The records follow. Print, word for word, the first line through the "var methaneY = [100, 94, 87, 38, 27.5, 35, 33.5];" line.

Plotting code records:
+===+
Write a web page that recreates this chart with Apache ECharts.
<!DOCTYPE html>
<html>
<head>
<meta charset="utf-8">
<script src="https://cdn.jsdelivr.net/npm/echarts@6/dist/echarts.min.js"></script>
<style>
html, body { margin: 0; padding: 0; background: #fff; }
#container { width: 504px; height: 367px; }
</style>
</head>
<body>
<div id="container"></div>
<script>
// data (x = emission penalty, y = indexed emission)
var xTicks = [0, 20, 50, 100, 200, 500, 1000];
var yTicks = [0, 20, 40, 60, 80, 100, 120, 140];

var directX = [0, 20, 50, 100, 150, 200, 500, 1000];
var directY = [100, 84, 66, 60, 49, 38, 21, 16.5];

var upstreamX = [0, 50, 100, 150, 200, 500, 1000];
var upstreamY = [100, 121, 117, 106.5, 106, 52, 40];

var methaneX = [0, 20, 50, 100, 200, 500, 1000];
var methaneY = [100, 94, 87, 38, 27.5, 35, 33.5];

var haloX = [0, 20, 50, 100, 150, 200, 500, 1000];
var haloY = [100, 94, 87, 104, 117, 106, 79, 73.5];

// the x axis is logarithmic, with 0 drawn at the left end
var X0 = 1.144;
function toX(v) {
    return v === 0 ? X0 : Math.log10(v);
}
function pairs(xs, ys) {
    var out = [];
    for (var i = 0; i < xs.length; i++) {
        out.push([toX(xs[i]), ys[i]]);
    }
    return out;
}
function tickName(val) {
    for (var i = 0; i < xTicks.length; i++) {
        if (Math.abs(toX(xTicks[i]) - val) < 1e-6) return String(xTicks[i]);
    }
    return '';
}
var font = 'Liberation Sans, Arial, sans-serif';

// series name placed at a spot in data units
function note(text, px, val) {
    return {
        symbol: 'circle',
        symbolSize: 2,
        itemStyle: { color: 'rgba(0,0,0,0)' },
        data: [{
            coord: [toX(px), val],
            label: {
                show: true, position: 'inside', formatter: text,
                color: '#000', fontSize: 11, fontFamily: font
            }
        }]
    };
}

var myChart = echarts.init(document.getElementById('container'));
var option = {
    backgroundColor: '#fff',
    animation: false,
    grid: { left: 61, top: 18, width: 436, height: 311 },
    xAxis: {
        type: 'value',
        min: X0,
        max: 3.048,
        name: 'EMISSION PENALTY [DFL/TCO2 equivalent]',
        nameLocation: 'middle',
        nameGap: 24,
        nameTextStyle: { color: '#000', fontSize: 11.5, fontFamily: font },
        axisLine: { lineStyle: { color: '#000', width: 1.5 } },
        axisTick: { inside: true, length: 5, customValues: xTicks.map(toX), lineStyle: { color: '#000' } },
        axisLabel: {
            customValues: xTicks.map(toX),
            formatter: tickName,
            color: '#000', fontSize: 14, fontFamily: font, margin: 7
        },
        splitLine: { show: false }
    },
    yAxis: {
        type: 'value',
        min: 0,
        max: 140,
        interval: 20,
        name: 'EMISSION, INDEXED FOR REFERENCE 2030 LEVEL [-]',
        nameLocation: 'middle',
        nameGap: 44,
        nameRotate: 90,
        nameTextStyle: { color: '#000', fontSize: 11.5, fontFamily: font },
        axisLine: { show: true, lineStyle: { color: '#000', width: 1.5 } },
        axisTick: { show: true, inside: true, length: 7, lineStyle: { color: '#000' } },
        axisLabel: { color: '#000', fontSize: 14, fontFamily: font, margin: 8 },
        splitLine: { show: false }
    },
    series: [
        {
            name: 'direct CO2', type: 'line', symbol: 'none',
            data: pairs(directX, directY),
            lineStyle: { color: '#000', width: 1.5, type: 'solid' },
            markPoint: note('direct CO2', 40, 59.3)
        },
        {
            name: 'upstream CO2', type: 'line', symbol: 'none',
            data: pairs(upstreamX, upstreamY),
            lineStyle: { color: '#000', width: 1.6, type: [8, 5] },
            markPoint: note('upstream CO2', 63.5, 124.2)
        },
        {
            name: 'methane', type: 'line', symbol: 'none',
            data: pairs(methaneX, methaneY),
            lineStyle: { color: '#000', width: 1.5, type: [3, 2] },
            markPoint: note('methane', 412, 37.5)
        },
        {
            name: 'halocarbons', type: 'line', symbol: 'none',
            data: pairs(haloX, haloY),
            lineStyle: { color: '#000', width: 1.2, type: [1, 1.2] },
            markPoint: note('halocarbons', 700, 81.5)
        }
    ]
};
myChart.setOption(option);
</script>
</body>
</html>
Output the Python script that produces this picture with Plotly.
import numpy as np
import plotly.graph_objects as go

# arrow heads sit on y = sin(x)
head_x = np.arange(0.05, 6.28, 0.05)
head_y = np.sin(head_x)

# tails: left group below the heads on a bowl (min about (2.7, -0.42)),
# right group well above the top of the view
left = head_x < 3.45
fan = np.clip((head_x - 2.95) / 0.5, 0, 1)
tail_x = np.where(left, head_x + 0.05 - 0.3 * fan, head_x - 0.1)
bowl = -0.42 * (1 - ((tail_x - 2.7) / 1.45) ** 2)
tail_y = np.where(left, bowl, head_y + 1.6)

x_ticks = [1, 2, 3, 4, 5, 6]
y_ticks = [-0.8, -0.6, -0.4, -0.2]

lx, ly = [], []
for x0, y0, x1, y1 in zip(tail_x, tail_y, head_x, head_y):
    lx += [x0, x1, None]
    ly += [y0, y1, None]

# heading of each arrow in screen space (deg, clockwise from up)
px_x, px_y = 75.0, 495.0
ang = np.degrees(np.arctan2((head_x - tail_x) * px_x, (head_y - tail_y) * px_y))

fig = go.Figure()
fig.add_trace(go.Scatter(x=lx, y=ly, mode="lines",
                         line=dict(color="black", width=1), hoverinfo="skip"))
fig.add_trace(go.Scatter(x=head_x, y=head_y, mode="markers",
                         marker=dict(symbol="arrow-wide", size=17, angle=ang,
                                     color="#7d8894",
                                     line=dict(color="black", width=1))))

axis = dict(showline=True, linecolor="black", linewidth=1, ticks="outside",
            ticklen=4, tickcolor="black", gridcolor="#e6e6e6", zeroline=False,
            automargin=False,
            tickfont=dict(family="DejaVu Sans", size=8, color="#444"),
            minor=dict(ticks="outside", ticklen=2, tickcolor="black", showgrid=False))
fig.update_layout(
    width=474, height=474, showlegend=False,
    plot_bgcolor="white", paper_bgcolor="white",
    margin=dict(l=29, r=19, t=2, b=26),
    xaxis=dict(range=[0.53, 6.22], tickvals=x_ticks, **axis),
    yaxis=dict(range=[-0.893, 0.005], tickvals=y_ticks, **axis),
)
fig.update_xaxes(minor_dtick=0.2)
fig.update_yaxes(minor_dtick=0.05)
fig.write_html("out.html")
+===+
◆ SOLUTION TO THIS EXERCISE ◆
Write a web page that recreates this chart with Apache ECharts.
<!DOCTYPE html>
<html>
<head>
<meta charset="utf-8">
<script src="https://cdn.jsdelivr.net/npm/echarts@6/dist/echarts.min.js"></script>
<style>
html, body { margin: 0; padding: 0; background: #fff; }
#container { width: 504px; height: 367px; }
</style>
</head>
<body>
<div id="container"></div>
<script>
// data (x = emission penalty, y = indexed emission)
var xTicks = [0, 20, 50, 100, 200, 500, 1000];
var yTicks = [0, 20, 40, 60, 80, 100, 120, 140];

var directX = [0, 20, 50, 100, 150, 200, 500, 1000];
var directY = [100, 84, 66, 60, 49, 38, 21, 16.5];

var upstreamX = [0, 50, 100, 150, 200, 500, 1000];
var upstreamY = [100, 121, 117, 106.5, 106, 52, 40];

var methaneX = [0, 20, 50, 100, 200, 500, 1000];
var methaneY = [100, 94, 87, 38, 27.5, 35, 33.5];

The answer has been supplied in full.